Let's compute $f \oplus \bar{g}$: $f \oplus \bar{g} = f\overline{(\bar{g})} + \bar{f}\bar{g} = fg + \bar{f}\bar{g}$.
Since both expressions are equal, the second part is also true.
Since both parts are true, the entire statement is **True.**

vii) **$f \oplus g=f \oplus h \Rightarrow g=h$** (Cancellation law)
This says if $f$ XOR $g$ is the same as $f$ XOR $h$, then $g$ must be the same as $h$.
Let's assume $f \oplus g = f \oplus h$.
We can XOR both sides with $f$: $(f \oplus g) \oplus f = (f \oplus h) \oplus f$.
Because XOR is associative (from part b, ii), we can rearrange parentheses: $f \oplus (g \oplus f) = f \oplus (h \oplus f)$.
Also, XOR is commutative ($A \oplus B = B \oplus A$), so $g \oplus f = f \oplus g$.

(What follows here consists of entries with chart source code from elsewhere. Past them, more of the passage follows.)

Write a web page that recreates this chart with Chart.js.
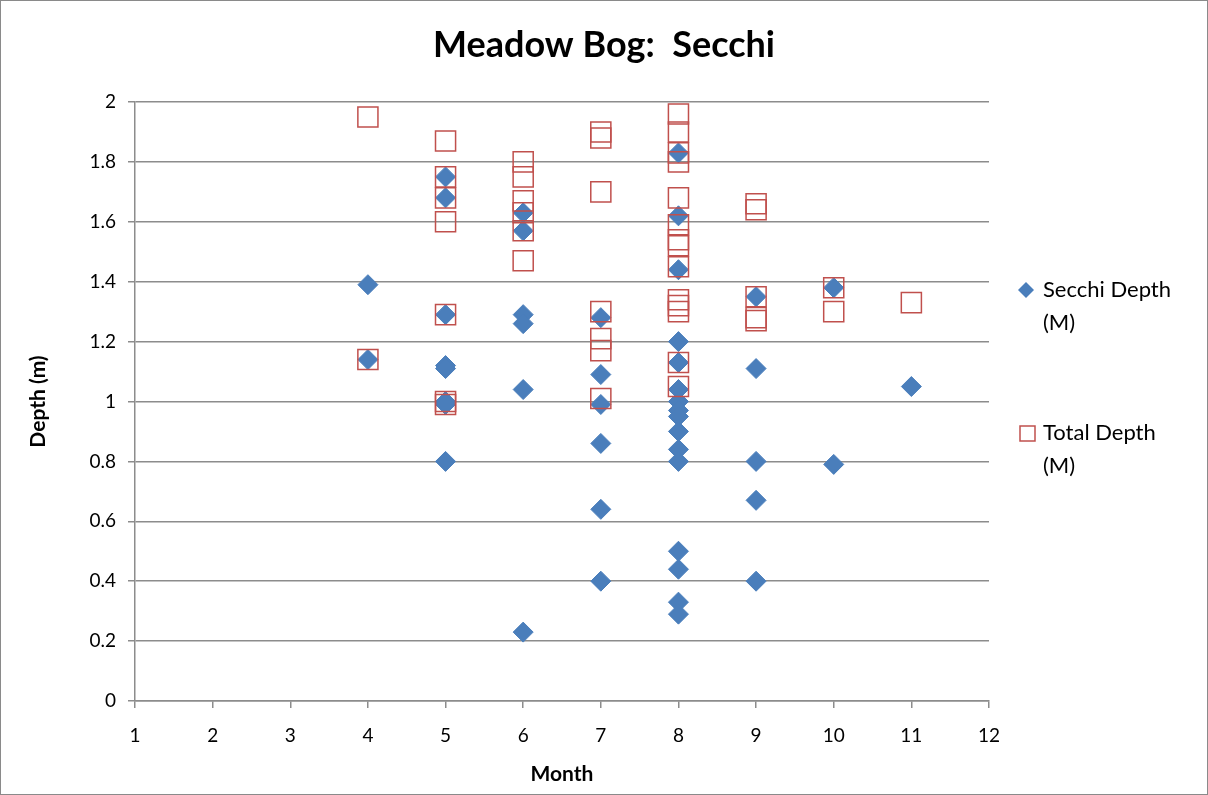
<!DOCTYPE html>
<html>
<head>
<meta charset="utf-8">
<script src="https://cdn.jsdelivr.net/npm/chart.js@4/dist/chart.umd.min.js"></script>
<style>
  html, body { margin: 0; padding: 0; background: #fff; }
  #wrap { width: 1208px; height: 795px; position: relative; }
</style>
</head>
<body>
<div id="wrap"><canvas id="secchiChart" width="1208" height="795"></canvas></div>
<script>
// Data
const chartTitle = 'Meadow Bog:  Secchi';
const xTitle = 'Month';
const yTitle = 'Depth (m)';
const seriesNames = [['Secchi Depth', '(M)'], ['Total Depth', '(M)']];

const secchiMonths = [4, 4,
    5, 5, 5, 5, 5, 5, 5, 5,
    6, 6, 6, 6, 6, 6,
    7, 7, 7, 7, 7, 7,
    8, 8, 8, 8, 8, 8, 8, 8, 8, 8, 8, 8, 8, 8, 8, 8,
    9, 9, 9, 9, 9,
    10, 10,
    11];
const secchiDepths = [1.39, 1.14,
    1.75, 1.68, 1.29, 1.12, 1.11, 1.00, 0.99, 0.80,
    1.63, 1.57, 1.29, 1.26, 1.04, 0.23,
    1.28, 1.09, 0.99, 0.86, 0.64, 0.40,
    1.83, 1.62, 1.44, 1.20, 1.13, 1.04, 1.00, 0.97, 0.95, 0.90, 0.84, 0.80, 0.50, 0.44, 0.33, 0.29,
    1.35, 1.11, 0.80, 0.67, 0.40,
    1.38, 0.79,
    1.05];

const totalMonths = [4, 4,
    5, 5, 5, 5, 5, 5, 5,
    6, 6, 6, 6, 6, 6,
    7, 7, 7, 7, 7, 7, 7,
    8, 8, 8, 8, 8, 8, 8, 8, 8, 8, 8, 8, 8, 8,
    9, 9, 9, 9, 9,
    10, 10,
    11];
const totalDepths = [1.95, 1.14,
    1.87, 1.75, 1.68, 1.60, 1.29, 1.00, 0.99,
    1.80, 1.75, 1.67, 1.63, 1.57, 1.47,
    1.90, 1.88, 1.70, 1.30, 1.21, 1.17, 1.01,
    1.96, 1.90, 1.83, 1.80, 1.68, 1.59, 1.54, 1.52, 1.45, 1.34, 1.32, 1.30, 1.13, 1.05,
    1.66, 1.64, 1.35, 1.28, 1.27,
    1.38, 1.30,
    1.33];

const FONT = 'Lato, "Open Sans", "Liberation Sans", sans-serif';
const blue = '#4a7ebb';
const red = '#c0504d';
const gridGray = '#8c8c8c';

function toPoints(xs, ys) {
    return xs.map((x, i) => ({ x: x, y: ys[i] }));
}

// Title, legend and outer frame
const extrasPlugin = {
    id: 'extras',
    afterDraw(chart) {
        const ctx = chart.ctx;
        ctx.save();
        ctx.strokeStyle = '#8a8a8a';
        ctx.lineWidth = 1;
        ctx.strokeRect(0.5, 0.5, chart.width - 1, chart.height - 1);

        ctx.fillStyle = '#000';
        ctx.font = 'bold 36px ' + FONT;
        ctx.textAlign = 'center';
        ctx.textBaseline = 'middle';
        ctx.fillText(chartTitle, 604, 45);

        // legend
        ctx.font = '22px ' + FONT;
        ctx.textAlign = 'left';
        const rows = [290, 433];
        rows.forEach((y, i) => {
            const ds = chart.data.datasets[i];
            ctx.beginPath();
            if (i === 0) {
                ctx.fillStyle = ds.backgroundColor;
                ctx.moveTo(1026, y - 8);
                ctx.lineTo(1034, y);
                ctx.lineTo(1026, y + 8);
                ctx.lineTo(1018, y);
                ctx.closePath();
                ctx.fill();
            } else {
                ctx.strokeStyle = ds.borderColor;
                ctx.lineWidth = 1.5;
                ctx.rect(1020, y - 7, 15, 15);
                ctx.stroke();
            }
            ctx.fillStyle = '#000';
            ctx.fillText(seriesNames[i][0], 1043, y);
            ctx.fillText(seriesNames[i][1], 1043, y + 33);
        });
        ctx.restore();
    }
};

const secchiChart = new Chart(document.getElementById('secchiChart'), {
    type: 'scatter',
    data: {
        datasets: [{
            label: 'Secchi Depth (M)',
            data: toPoints(secchiMonths, secchiDepths),
            pointStyle: 'rectRot',
            pointRadius: 10,
            backgroundColor: blue,
            borderColor: blue,
            borderWidth: 1,
            order: 1
        }, {
            label: 'Total Depth (M)',
            data: toPoints(totalMonths, totalDepths),
            pointStyle: 'rect',
            pointRadius: 14.2,
            backgroundColor: 'rgba(0,0,0,0)',
            borderColor: red,
            borderWidth: 1.5,
            order: 0
        }]
    },
    options: {
        responsive: false,
        animation: false,
        events: [],
        layout: { padding: { left: 0, right: 219, top: 102, bottom: 0 } },
        plugins: {
            legend: { display: false },
            title: { display: false },
            tooltip: { enabled: false }
        },
        scales: {
            x: {
                type: 'linear',
                min: 1,
                max: 12,
                ticks: { stepSize: 1, color: '#000', font: { family: FONT, size: 19 }, padding: 16 },
                grid: { drawOnChartArea: false, drawTicks: true, tickLength: 7, color: gridGray, lineWidth: 1.5 },
                border: { color: gridGray, width: 1.5 },
                title: { display: true, text: xTitle, color: '#000', font: { family: FONT, size: 21, weight: 'bold' }, padding: { top: 0, bottom: 8 } },
                afterFit(scale) { scale.height = 94; }
            },
            y: {
                min: 0,
                max: 2,
                ticks: {
                    stepSize: 0.2,
                    color: '#000',
                    font: { family: FONT, size: 19 },
                    padding: 12,
                    callback: v => String(+v.toFixed(1))
                },
                grid: { color: gridGray, lineWidth: 1.5, tickLength: 7 },
                border: { color: gridGray, width: 1.5 },
                title: { display: true, text: yTitle, color: '#000', font: { family: FONT, size: 21, weight: 'bold' }, padding: { top: 26, bottom: 0 } },
                afterFit(scale) { scale.width = 135; }
            }
        }
    },
    plugins: [extrasPlugin]
});
</script>
</body>
</html>
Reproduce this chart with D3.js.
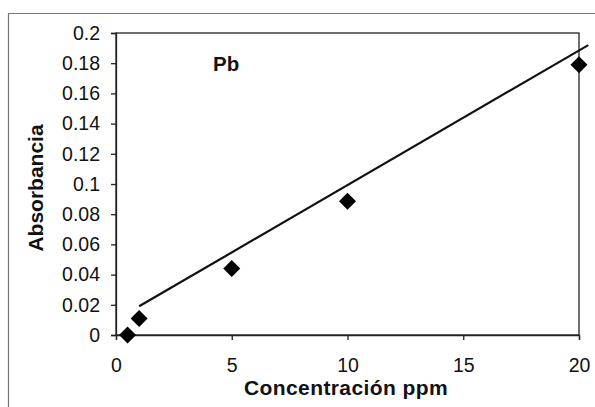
<html>
<head>
<style>
  body { margin: 0; background: #fff; }
  svg text { font-family: Arial, "Liberation Sans", sans-serif; fill: #111; }
</style>
</head>
<body>
<div id="container"></div>
<script src="https://d3js.org/d3.v7.min.js"></script>
<script>
// data
var concentration = [0.5, 1, 5, 10, 20];
var absorbance = [0.0, 0.011, 0.044, 0.0885, 0.179];
var trendX = [1, 20.4];
var trendY = [0.019, 0.192];
var xTicks = [0, 5, 10, 15, 20];
var yTicks = [0, 0.02, 0.04, 0.06, 0.08, 0.1, 0.12, 0.14, 0.16, 0.18, 0.2];
var yTickLabels = ["0", "0.02", "0.04", "0.06", "0.08", "0.1", "0.12", "0.14", "0.16", "0.18", "0.2"];

var W = 595, H = 407;
var margin = {top: 33, right: 16, bottom: 72, left: 116};
var width = W - margin.left - margin.right,
    height = H - margin.top - margin.bottom;

var svg = d3.select("#container").append("svg")
    .attr("width", W).attr("height", H);

// outer chart frame (only left and top edges are visible)
svg.append("path")
    .attr("d", "M8.5," + H + "V13.5H" + W)
    .attr("fill", "none")
    .attr("stroke", "#777")
    .attr("stroke-width", 1.2);

var g = svg.append("g").attr("transform", "translate(" + margin.left + "," + margin.top + ")");

var x = d3.scaleLinear().domain([0, 20]).range([0, width]);
var y = d3.scaleLinear().domain([0, 0.2]).range([height, 0]);

// plot box
g.append("rect")
    .attr("width", width).attr("height", height)
    .attr("fill", "none")
    .attr("stroke", "#222")
    .attr("stroke-width", 1.3);

var xAxis = g.append("g")
    .attr("transform", "translate(0," + height + ")")
    .call(d3.axisBottom(x).tickValues(xTicks).tickSize(5).tickPadding(18));

var yAxis = g.append("g")
    .call(d3.axisLeft(y).tickValues(yTicks).tickSize(5).tickPadding(11)
      .tickFormat(function(d, i) { return yTickLabels[i]; }));

[xAxis, yAxis].forEach(function(a) {
  a.select(".domain").attr("stroke", "#222").attr("stroke-width", 1.3);
  a.selectAll(".tick line").attr("stroke", "#222").attr("stroke-width", 1.3);
  a.selectAll("text").attr("font-size", 19.5).attr("fill", "#1a1a1a");
});

// trend line
g.append("line")
    .attr("x1", x(trendX[0])).attr("y1", y(trendY[0]))
    .attr("x2", x(trendX[1])).attr("y2", y(trendY[1]))
    .attr("stroke", "#111")
    .attr("stroke-width", 2.2);

// markers
g.selectAll(".pt")
    .data(concentration)
    .enter().append("path")
    .attr("class", "pt")
    .attr("transform", function(d, i) { return "translate(" + x(d) + "," + y(absorbance[i]) + ")"; })
    .attr("d", "M0,-8.5L8.5,0L0,8.5L-8.5,0Z")
    .attr("fill", "#000");

// labels
g.append("text")
    .attr("x", 97).attr("y", 38)
    .attr("font-size", 20.5).attr("font-weight", "bold")
    .text("Pb");

svg.append("text")
    .attr("x", 346)
    .attr("y", 395)
    .attr("text-anchor", "middle")
    .attr("font-size", 21).attr("font-weight", "bold")
    .attr("letter-spacing", 0.4)
    .text("Concentración ppm");

svg.append("text")
    .attr("transform", "translate(43,188) rotate(-90)")
    .attr("text-anchor", "middle")
    .attr("font-size", 21).attr("font-weight", "bold")
    .text("Absorbancia");
</script>
</body>
</html>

So, $f \oplus (f \oplus g) = f \oplus (f \oplus h)$.
Using associativity again to group $f \oplus f$: $(f \oplus f) \oplus g = (f \oplus f) \oplus h$.
From part a), we found that $f \oplus f = \mathbf{0}$.
So, $\mathbf{0} \oplus g = \mathbf{0} \oplus h$.
And from part a), we found that $X \oplus \mathbf{0} = X$.
So, $g = h$.
**This is True.** This is a very useful property of XOR!